LN wrote on Friday that Czech scientists admitted the theoretical possibility of Novichok being secretly developed in Czech territory.
Zeman said other sources, which he cannot disclose, indicated such a possibility as well.
Russian officials recently claimed that the Czech Republic was one of the countries that developed Novichok. Czech Prime Minister Andrej Babis resolutely rejected it. He called it “a blatant lie” and said Russia went too far.
Along with a number of other EU countries on Monday, the Czech Republic announced it was expelling Russian diplomats in reaction to the attack on Skripal as a sign of solidarity with Britain. Babis said the three employees of the Russian embassy in Prague who are expelled are covert agents, not diplomats. The three must leave the Czech Republic by April 1, along with their families.

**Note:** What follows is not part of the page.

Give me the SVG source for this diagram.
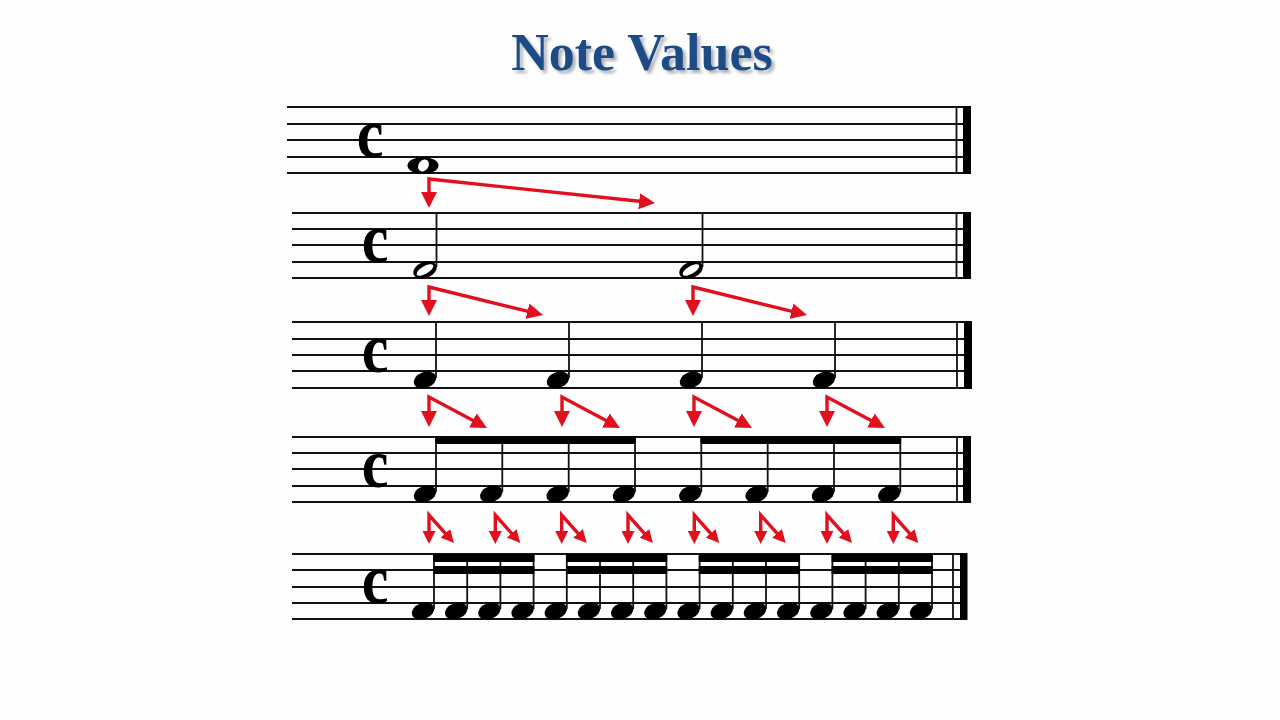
<svg xmlns="http://www.w3.org/2000/svg" xmlns:xlink="http://www.w3.org/1999/xlink" width="1280" height="720" viewBox="0 0 1280 720">
<defs>
<style>
.staff line{stroke:#111;stroke-width:1.8}
.stem{stroke:#000;stroke-width:1.7}
.thin{stroke:#000;stroke-width:2}
.thick{fill:#000}
.beam{fill:#000}
.tc{font-family:"Liberation Serif","Times New Roman",serif;font-weight:bold;font-size:70px;fill:#000}
.arr{fill:none;stroke:#E2101E;stroke-width:3.4;stroke-linejoin:miter}
.big{marker-start:url(#ah);marker-end:url(#ah)}
.sm{marker-start:url(#ahs);marker-end:url(#ahs)}
.title{font-family:"Liberation Serif","Times New Roman",serif;font-weight:bold;font-size:52px;fill:#1C4B86}
</style>
<filter id="shadow" x="-10%" y="-30%" width="120%" height="160%">
<feDropShadow dx="3" dy="3" stdDeviation="1.4" flood-color="#8a919c" flood-opacity="0.7"/>
</filter>
<marker id="ah" markerUnits="userSpaceOnUse" markerWidth="16" markerHeight="16" viewBox="0 0 16 16" refX="5" refY="8" orient="auto-start-reverse"><path d="M0,0 L16,8 L0,16 z" fill="#E2101E"/></marker>
<marker id="ahs" markerUnits="userSpaceOnUse" markerWidth="13" markerHeight="13" viewBox="0 0 13 13" refX="4" refY="6.5" orient="auto-start-reverse"><path d="M0,0 L13,6.5 L0,13 z" fill="#E2101E"/></marker>
<ellipse id="qh" cx="0" cy="0" rx="11.6" ry="8" transform="rotate(-20)" fill="#000"/>
<g id="hh"><ellipse cx="0" cy="0" rx="12.2" ry="8" transform="rotate(-22)" fill="#000"/><ellipse cx="0" cy="0" rx="9.4" ry="3.8" transform="rotate(-30)" fill="#fff"/></g>
</defs>
<rect width="1280" height="720" fill="#fefefe"/>

<g id="title"><text class="title" x="642" y="70" text-anchor="middle" filter="url(#shadow)">Note Values</text></g>

<g id="staff1" class="staff">
<line x1="287" y1="107" x2="971" y2="107"/><line x1="287" y1="124" x2="971" y2="124"/><line x1="287" y1="140" x2="971" y2="140"/><line x1="287" y1="157" x2="971" y2="157"/><line x1="287" y1="173" x2="971" y2="173"/>
<line class="thin" x1="956.5" y1="106.2" x2="956.5" y2="173.8"/><rect class="thick" x="963" y="106.2" width="8" height="67.6"/>
<text class="tc" transform="translate(370 157) scale(0.86 1)" text-anchor="middle">c</text>
<g id="whole"><ellipse cx="423" cy="165.5" rx="15.5" ry="8.6" fill="#000"/><ellipse cx="423.5" cy="165.5" rx="5" ry="6.4" transform="rotate(35 423.5 165.5)" fill="#fff"/></g>
</g>

<g id="staff2" class="staff">
<line x1="292" y1="213" x2="971" y2="213"/><line x1="292" y1="229" x2="971" y2="229"/><line x1="292" y1="245" x2="971" y2="245"/><line x1="292" y1="262" x2="971" y2="262"/><line x1="292" y1="278" x2="971" y2="278"/>
<line class="thin" x1="956.5" y1="212.2" x2="956.5" y2="278.8"/><rect class="thick" x="963" y="212.2" width="8" height="66.6"/>
<text class="tc" transform="translate(375 262) scale(0.86 1)" text-anchor="middle">c</text>
<g id="half1"><use href="#hh" x="425" y="270"/><line class="stem" x1="436.5" y1="213" x2="436.5" y2="267"/></g>
<g id="half2"><use href="#hh" x="691" y="270"/><line class="stem" x1="702.5" y1="213" x2="702.5" y2="267"/></g>
</g>

<g id="staff3" class="staff">
<line x1="292" y1="322" x2="972" y2="322"/><line x1="292" y1="339" x2="972" y2="339"/><line x1="292" y1="355" x2="972" y2="355"/><line x1="292" y1="371" x2="972" y2="371"/><line x1="292" y1="388" x2="972" y2="388"/>
<line class="thin" x1="957" y1="321.2" x2="957" y2="388.8"/><rect class="thick" x="964" y="321.2" width="8" height="67.6"/>
<text class="tc" transform="translate(375 372) scale(0.86 1)" text-anchor="middle">c</text>
<g id="quarters">
<use href="#qh" x="425" y="380"/><line class="stem" x1="436" y1="322" x2="436" y2="378"/>
<use href="#qh" x="558" y="380"/><line class="stem" x1="569" y1="322" x2="569" y2="378"/>
<use href="#qh" x="691" y="380"/><line class="stem" x1="702" y1="322" x2="702" y2="378"/>
<use href="#qh" x="824" y="380"/><line class="stem" x1="835" y1="322" x2="835" y2="378"/>
</g>
</g>

<g id="staff4" class="staff">
<line x1="292" y1="437" x2="971" y2="437"/><line x1="292" y1="453" x2="971" y2="453"/><line x1="292" y1="469" x2="971" y2="469"/><line x1="292" y1="486" x2="971" y2="486"/><line x1="292" y1="502" x2="971" y2="502"/>
<line class="thin" x1="957" y1="436.2" x2="957" y2="502.8"/><rect class="thick" x="963" y="436.2" width="8" height="66.6"/>
<text class="tc" transform="translate(375 487) scale(0.86 1)" text-anchor="middle">c</text>
<g id="eighths">
<use href="#qh" x="425" y="494"/><line class="stem" x1="436" y1="437" x2="436" y2="492"/>
<use href="#qh" x="491.3" y="494"/><line class="stem" x1="502.3" y1="437" x2="502.3" y2="492"/>
<use href="#qh" x="557.7" y="494"/><line class="stem" x1="568.7" y1="437" x2="568.7" y2="492"/>
<use href="#qh" x="624" y="494"/><line class="stem" x1="635" y1="437" x2="635" y2="492"/>
<rect class="beam" x="435.2" y="436.5" width="200.6" height="7.5"/>
<use href="#qh" x="690.3" y="494"/><line class="stem" x1="701.3" y1="437" x2="701.3" y2="492"/>
<use href="#qh" x="756.7" y="494"/><line class="stem" x1="767.7" y1="437" x2="767.7" y2="492"/>
<use href="#qh" x="823" y="494"/><line class="stem" x1="834" y1="437" x2="834" y2="492"/>
<use href="#qh" x="889.3" y="494"/><line class="stem" x1="900.3" y1="437" x2="900.3" y2="492"/>
<rect class="beam" x="700.5" y="436.5" width="200.6" height="7.5"/>
</g>
</g>

<g id="staff5" class="staff">
<line x1="292" y1="554" x2="967" y2="554"/><line x1="292" y1="570" x2="967" y2="570"/><line x1="292" y1="587" x2="967" y2="587"/><line x1="292" y1="603" x2="967" y2="603"/><line x1="292" y1="619" x2="967" y2="619"/>
<line class="thin" x1="953" y1="553.2" x2="953" y2="619.8"/><rect class="thick" x="960" y="553.2" width="7.5" height="66.6"/>
<text class="tc" transform="translate(375 603) scale(0.86 1)" text-anchor="middle">c</text>
<g id="sixteenths">
<use href="#qh" x="423" y="611"/><line class="stem" x1="434" y1="554" x2="434" y2="609"/>
<use href="#qh" x="456.2" y="611"/><line class="stem" x1="467.2" y1="554" x2="467.2" y2="609"/>
<use href="#qh" x="489.4" y="611"/><line class="stem" x1="500.4" y1="554" x2="500.4" y2="609"/>
<use href="#qh" x="522.6" y="611"/><line class="stem" x1="533.6" y1="554" x2="533.6" y2="609"/>
<rect class="beam" x="433.2" y="554" width="101.2" height="8"/><rect class="beam" x="433.2" y="566" width="101.2" height="8"/>
<use href="#qh" x="555.8" y="611"/><line class="stem" x1="566.8" y1="554" x2="566.8" y2="609"/>
<use href="#qh" x="589" y="611"/><line class="stem" x1="600" y1="554" x2="600" y2="609"/>
<use href="#qh" x="622.2" y="611"/><line class="stem" x1="633.2" y1="554" x2="633.2" y2="609"/>
<use href="#qh" x="655.4" y="611"/><line class="stem" x1="666.4" y1="554" x2="666.4" y2="609"/>
<rect class="beam" x="566" y="554" width="101.2" height="8"/><rect class="beam" x="566" y="566" width="101.2" height="8"/>
<use href="#qh" x="688.6" y="611"/><line class="stem" x1="699.6" y1="554" x2="699.6" y2="609"/>
<use href="#qh" x="721.8" y="611"/><line class="stem" x1="732.8" y1="554" x2="732.8" y2="609"/>
<use href="#qh" x="755" y="611"/><line class="stem" x1="766" y1="554" x2="766" y2="609"/>
<use href="#qh" x="788.2" y="611"/><line class="stem" x1="799.2" y1="554" x2="799.2" y2="609"/>
<rect class="beam" x="698.8" y="554" width="101.2" height="8"/><rect class="beam" x="698.8" y="566" width="101.2" height="8"/>
<use href="#qh" x="821.4" y="611"/><line class="stem" x1="832.4" y1="554" x2="832.4" y2="609"/>
<use href="#qh" x="854.6" y="611"/><line class="stem" x1="865.6" y1="554" x2="865.6" y2="609"/>
<use href="#qh" x="887.8" y="611"/><line class="stem" x1="898.8" y1="554" x2="898.8" y2="609"/>
<use href="#qh" x="921" y="611"/><line class="stem" x1="932" y1="554" x2="932" y2="609"/>
<rect class="beam" x="831.6" y="554" width="101.2" height="8"/><rect class="beam" x="831.6" y="566" width="101.2" height="8"/>
</g>
</g>

<g id="connectors">
<path class="arr big" d="M429,197 L429,179 L644.1,201.8"/>
<path class="arr big" d="M429,305 L429,287 L532.3,312.4"/>
<path class="arr big" d="M693,305 L693,287 L796.3,312.4"/>
<path class="arr big" d="M429,416 L429,397 L477.3,422.8"/>
<path class="arr big" d="M562,416 L562,397 L610.3,422.8"/>
<path class="arr big" d="M694,416 L694,397 L742.3,422.8"/>
<path class="arr big" d="M827,416 L827,397 L875.3,422.8"/>
<path class="arr sm" d="M429,535 L429,515 L448,536.3"/>
<path class="arr sm" d="M495.3,535 L495.3,515 L514.3,536.3"/>
<path class="arr sm" d="M561.7,535 L561.7,515 L580.7,536.3"/>
<path class="arr sm" d="M628,535 L628,515 L647,536.3"/>
<path class="arr sm" d="M694.3,535 L694.3,515 L713.3,536.3"/>
<path class="arr sm" d="M760.7,535 L760.7,515 L779.7,536.3"/>
<path class="arr sm" d="M827,535 L827,515 L846,536.3"/>
<path class="arr sm" d="M893.3,535 L893.3,515 L912.3,536.3"/>
</g>
</svg>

Zeman said it is Babis and his government that make the decision on expulsions of diplomats. He said he has nothing against the expulsion of the Russian diplomats.
Some politicians challenged the fact that Zeman assigned a task to the BIS. Zeman rejected the criticism and said the president has the right to do so. He said he told Babis about his step.
The BIS writes on its website that the president can assign a task to it if the government knows of this task.
The Czech right-wing opposition said Zeman joined the spread of disinformation and contributed to Russia’s hybrid war against the western countries. The Communists (KSCM) and the anti-EU Freedom and Direct Democracy (SPD) supported Zeman.
When commenting on Zeman’s order to search for Novichok, former parliament chairwoman Miroslava Nemcova (right-wing opposition Civic Democrats, ODS) said Zeman committed high treason from the political point of view, but not from the criminal point of view.